The court then assessed the applicability of the "other property" exception to the economic loss doctrine. This exception allows recovery for property damage beyond the defective product itself, provided the damaged property is not part of an integrated system. The court determined that the JeeTops and the adhesive formed an integrated system, meaning that any alleged damage to the JeeTops was also damage to the adhesive, thereby falling under the economic loss doctrine. Consequently, the court ruled that the "other property" exception did not apply, reinforcing the dismissal of Hinrichs’ common law misrepresentation claims.

Statutory Claim Under Wisconsin Statute § 100.18

The court next considered Hinrichs' statutory claim under Wisconsin Statute § 100.18, which pertains to misleading representations made to the public. It concluded that the economic loss doctrine does not bar claims under this statute, affirming that the statute creates a distinct cause of action that is not limited by the economic loss doctrine. The court emphasized that the legislature intended to provide protections against deceptive practices, which are not available under common law. Thus, Hinrichs' statutory claim could proceed despite the economic loss doctrine's implications on his common law claims.

Definition of "the Public"

In evaluating whether Hinrichs qualified as "the public" under § 100.18, the court reaffirmed that an individual can constitute "the public." It rejected Dow's assertion that Hinrichs was not part of "the public" due to their existing business relationship, emphasizing that the statute's purpose is to protect consumers from misleading representations. The court noted that previous rulings indicated that even a single individual can invoke the protections of the statute, provided the representation was made with the intent to induce action related to a purchase. Thus, the court held that the question of whether Hinrichs was indeed "the public" warranted further exploration through discovery, rather than dismissal at the pleading stage.

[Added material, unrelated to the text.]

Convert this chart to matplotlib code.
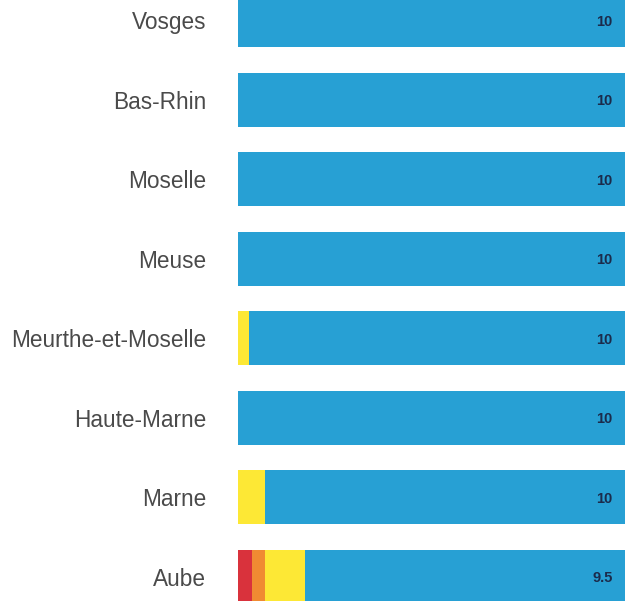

Pleading Standards for Statutory Claims

Lastly, the court addressed the pleading standards for claims brought under § 100.18. It determined that the heightened pleading standard for fraud claims, as outlined in Wisconsin Statute § 802.03(2), did not apply to § 100.18 claims. The court reasoned that the statute provides a distinct cause of action aimed at consumer protection, which necessitates a more lenient general pleading standard. The court found that Hinrichs’ complaint sufficiently alleged facts meeting the basic requirements of the statute, including that Dow made misleading representations that materially induced his economic losses. Consequently, the court allowed Hinrichs' claim under § 100.18 to proceed while affirming the dismissal of his common law claims.